First, false teachers instruct others. When the Bible talks about a false teacher, by definition these are ecclesial leaders who influence and persuade others to their theological tribe (2 Pet 2:1). Certainly, false teachers do not have to be elders or pastors (1 Tim 1:6). But they teach. Somehow and in some setting, they instruct others in a divergent faith.
Second, false teachers teach false doctrine. False teachers deny the Master Jesus (Jude 4; 2 Pet 2:1), reject Jesus’ divine origin (1 John 4:3), blaspheme the way of Christianity (2 Pet 2:2), follow their sensual desires (2 Pet 2:2), and prey on the weak and exploit others (2 Pet 2:3; 2 Tim 3:6; Rom 16:18). In short, their doctrine is not merely about intellectual assent but also about a way of life. Their way is greedy gain and their doctrine is to deny the Master who bought them.

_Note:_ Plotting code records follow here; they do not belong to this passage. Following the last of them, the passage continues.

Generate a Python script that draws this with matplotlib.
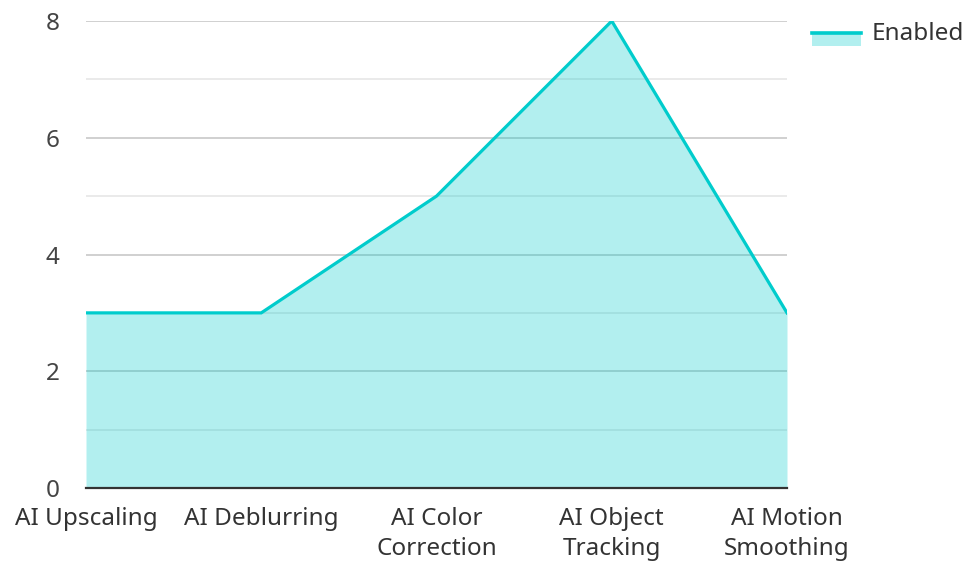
import matplotlib
matplotlib.use("Agg")
import matplotlib.pyplot as plt
from matplotlib.patches import Rectangle
from matplotlib.lines import Line2D

plt.rcParams["font.family"] = ["Noto Sans", "DejaVu Sans"]

features = ["AI Upscaling", "AI Deblurring", "AI Color\nCorrection",
            "AI Object\nTracking", "AI Motion\nSmoothing"]
enabled = [3, 3, 5, 8, 3]
series_name = "Enabled"

LINE = "#00cccc"
FILL = "#b2efef"
FS = 17.5

fig = plt.figure(figsize=(9.68, 5.62), dpi=100)
ax = fig.add_axes([86 / 968, 1 - 488 / 562, (787 - 86) / 968, (488 - 21) / 562])

xs = list(range(len(features)))
ax.fill_between(xs, enabled, 0, color=LINE, alpha=0.3, lw=0, zorder=2)
ax.plot(xs, enabled, color=LINE, lw=2.3, zorder=3, solid_joinstyle="miter")

ax.set_xlim(0, len(features) - 1)
ax.set_ylim(0, 8)
ax.set_yticks([0, 2, 4, 6, 8])
ax.set_yticks([1, 3, 5, 7], minor=True)
ax.grid(axis="y", which="major", color="#c8c8c8", lw=1.2, zorder=1)
ax.grid(axis="y", which="minor", color="#e6e6e6", lw=1.2, zorder=1)
ax.set_axisbelow(True)

ax.set_xticks(xs)
ax.set_xticklabels(features, fontsize=FS, color="#333333", linespacing=1.3)
ax.tick_params(axis="x", length=0, pad=14)
ax.tick_params(axis="y", which="both", length=0, pad=19, labelsize=FS, labelcolor="#444444")

for s in ("left", "right", "top"):
    ax.spines[s].set_visible(False)
ax.spines["bottom"].set_color("#333333")
ax.spines["bottom"].set_linewidth(1.6)
ax.spines["bottom"].set_zorder(4)

# legend swatch: filled band with the series line along its top edge
fig.add_artist(Rectangle((812 / 968, 1 - 46 / 562), 49 / 968, 14 / 562,
                         transform=fig.transFigure, facecolor=FILL, edgecolor="none"))
fig.add_artist(Line2D([812 / 968, 861 / 968], [1 - 32.5 / 562] * 2,
                      transform=fig.transFigure, color=LINE, lw=2.6))
fig.text(872 / 968, 1 - 34 / 562, series_name, fontsize=FS, color="#333333", va="center", ha="left")

fig.savefig("out.png", dpi=100)
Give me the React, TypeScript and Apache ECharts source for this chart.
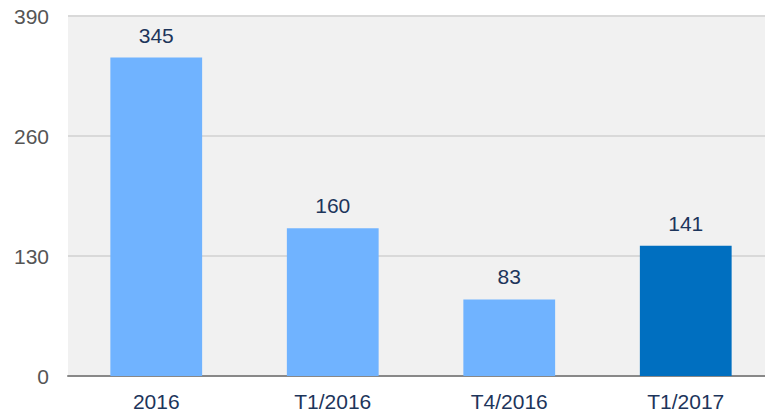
import React, { useEffect, useRef } from "react";
import * as echarts from "echarts";

const categories = ["2016", "T1/2016", "T4/2016", "T1/2017"];
const values = [345, 160, 83, 141];
const barColors = ["#70b3ff", "#70b3ff", "#70b3ff", "#006fc0"];
const yTicks = [0, 130, 260, 390];

export default function App() {
  const ref = useRef<HTMLDivElement>(null);
  useEffect(() => {
    const chart = echarts.init(ref.current!, null, { renderer: "svg" });
    chart.setOption({
      animation: false,
      textStyle: { fontFamily: "Liberation Sans, Arial, sans-serif" },
      grid: {
        left: 68,
        width: 706,
        top: 16,
        bottom: 36,
        outerBoundsMode: "none",
        containLabel: false,
        show: true,
        backgroundColor: "#f1f1f1",
        borderWidth: 0,
      },
      xAxis: {
        type: "category",
        data: categories,
        axisTick: { show: false },
        axisLine: { lineStyle: { color: "#888888", width: 2 } },
        axisLabel: { color: "#1d355b", fontSize: 21, margin: 15 },
      },
      yAxis: {
        type: "value",
        min: yTicks[0],
        max: yTicks[yTicks.length - 1],
        interval: 130,
        axisLine: { show: false },
        axisTick: { show: false },
        splitLine: { lineStyle: { color: "#d9d9d9", width: 2 } },
        axisLabel: { color: "#555555", fontSize: 21, margin: 19 },
      },
      series: [
        {
          type: "bar",
          barWidth: "52%",
          data: values.map((v, i) => ({ value: v, itemStyle: { color: barColors[i] } })),
          label: {
            show: true,
            position: "top",
            distance: 12,
            color: "#1d355b",
            fontSize: 21,
          },
        },
      ],
    });
    return () => chart.dispose();
  }, []);
  return (
    <div
      ref={ref}
      style={{ position: "fixed", left: 0, top: 0, width: 765, height: 412, background: "#ffffff" }}
    />
  );
}
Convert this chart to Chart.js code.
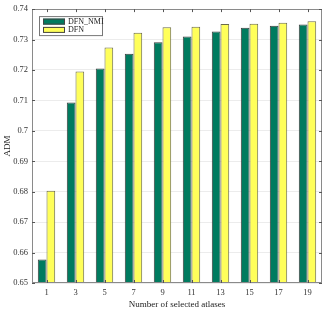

Third, false teachers harm others. As noted, false teachers prey on people and exploit them for their own devious ends. Yet the harm they commit goes beyond this. In Galatians, false teachers have the form of the Gospel but empty it of its power by adding works to the Gospel and by divesting the faith of its spiritual power (Gal 1:18; 3:3). In this sense, the false teachers are not sexually abusing widows, or exploiting the weak per se.
The harm they are inflicting is to divest people of spiritual power—having begun by the Spirit, they encourage people to finish their faith by the flesh. They also add to the Gospel, diluting the Gospel so much that it fails to be saving (see Gal 1:6–7).
Fourth, false teachers disguise themselves. So harm not only means sensual and exploitative harm against the body but also spiritual harm against the soul. And of course, this can often be hard to spot. After all, if Satan masquerades as an angel of light, will not his lieutenants also look like good, moral bible teachers?
Some cautions when considering calling someone a false teacher
A number of cautions are in order before using the above criteria to name a false teacher:
- A Christian leader who falls morally is not a false teacher if he or she repents. If that leader does not repent, it’s likely they were never apart of us or were a wolf in sheep’s clothing.
- A false teacher is not someone you disagree with. If someone teaches something contrary to you but in good faith, be quick to listen and slow to speak. Maybe you are wrong. Maybe the other person is. Some people believe in a 7-year tribulation, others do not. It’s not a question of being a false teacher but of genuine differences.
- A false teacher teaches contrary to the centre of Christianity: they deny Jesus (2 Pet 2:1; Jude 4), reject his divine origin (1 John 4:3), dilute the Gospel (Gal 1:6–7), and live by the flesh (Gal 3:6; cf. 1 John 2:16).
- Our default position is always reasoned gentleness (1 Pet 3:15). But if someone has seared their conscience to the point of being unable to listen, then we should move into the warning stage. If this person persists in teaching falsely and harms others by this teaching and/or by his or her actions, then we should move into the “false teacher” stage.
- A false teacher ends up being a religious hypocrite who knows the truth but denies it or has seared his or her own conscience to the point of being unable to know the truth (“always learning and never able to arrive at a knowledge of the truth”). So calling someone a “false teacher” means that they likely will never receive forgiveness of sins—that they are damned. So be very slow to call someone a false teacher. It means something deeply serious.
Who is a modern day false teacher?
Anyone whose life and doctrine harms others might be a false teacher. And yet this is not so easy to discern because false teachers hide, wearing the garments of sheep but inwardly being wolves. In light of the danger of false teachers, consider Paul’s words to the Ephesian elders:
I know that after my departure fierce wolves will come in among you, not sparing the flock; and from among your own selves will arise men speaking twisted things, to draw away the disciples after them. Therefore be alert, remembering that for three years I did not cease night or day to admonish every one with tears. (Acts 20:29–31).
False teachers (wolves) will “come in” from the outside to harm the flock. People from the inside (“among your own selves”) will also arise and teach “twisted things.” And they will draw people into their destructive theology.
So “be alert.” Know the signs from holy Scripture. Be quick to listen, slow to speak, and cautious when you call someone a “false teacher”. But nevertheless do so when necessary to protect others and for the sake of the truth.